Dreams to dust but what a time we had
There’s a documentary on the BBC iPlayer at the moment, called Scotland 78: a Love Story.
It features nostalgic interviews with members of the Tartan Army who sold their businesses and worked their passage on cargo ships to get to Argentina.
Others dug a four mile trench on the Knoydart peninsula to connect their village to a television aerial for the first time so they could watch the matches.
There are also moments of heartbreak as Ally MacLeod’s children recall their father becoming a hate figure when all those high hopes he had stoked crashed and burned.
He quit as Scotland manager soon after the World Cup, died following a battle with Alzheimers in 2004 and it was another 11 years before he was inducted into the Scottish Football Hall of Fame.
I wish I’d been able to tell him how happy he’d made me and how much that time still means to me, more than 40 years on.
Scotland didn’t win the World Cup. I didn’t marry Alan Rough, or become an Olympic showjumper.

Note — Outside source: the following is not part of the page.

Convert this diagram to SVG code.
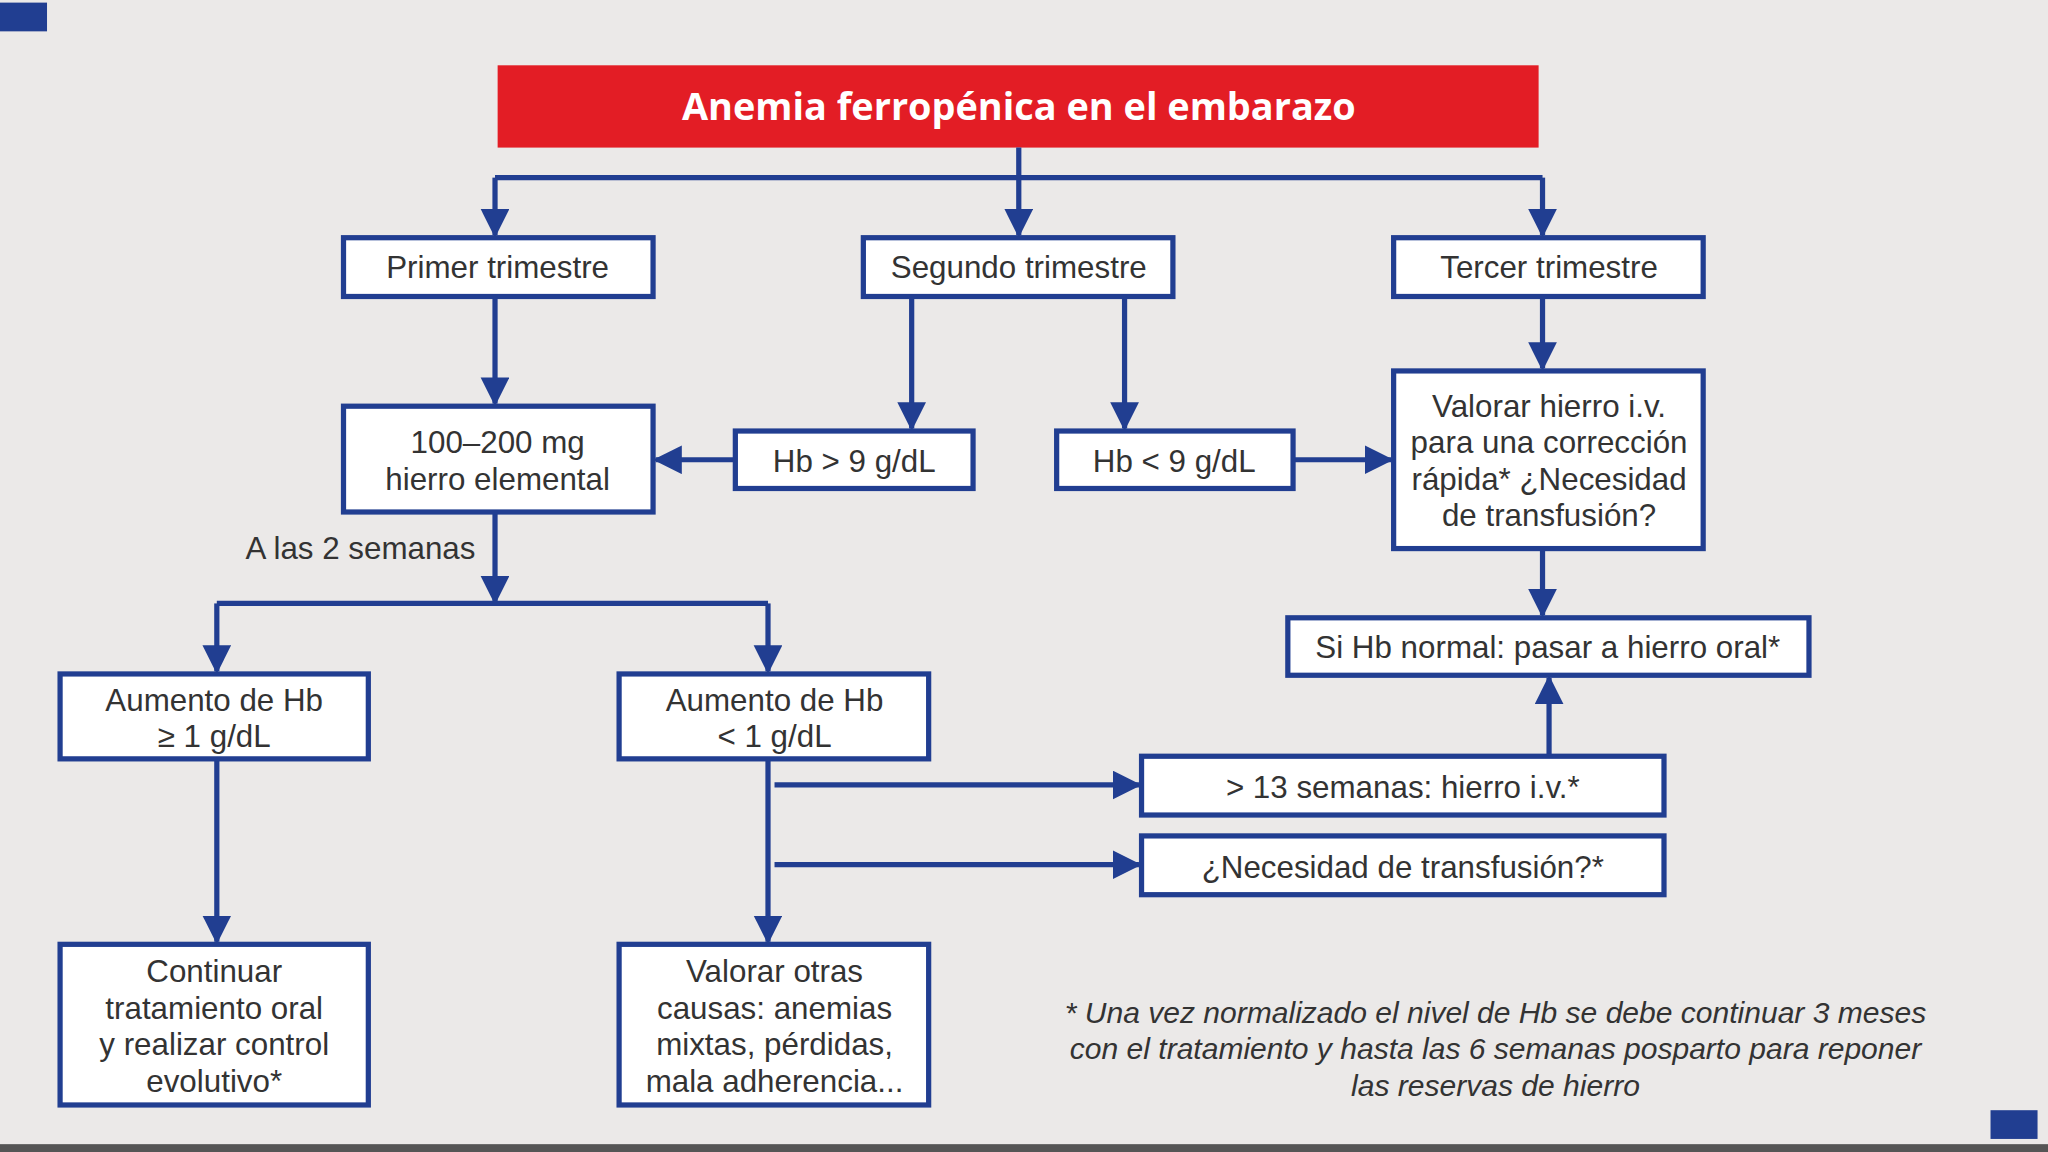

But the little girl who drew her own newspapers did get a foot on the ladder in journalism – without a university education or friends in high places – and here I am; nobody’s rumbled me yet.
Sometimes good things happen if you go out there and give it your best shot is the clumsy point I’m trying to make.
And if the most that comes out of this Euro 2020 tournament is that some little kids get to have the time of their lives, I will be there cheering from the rooftops.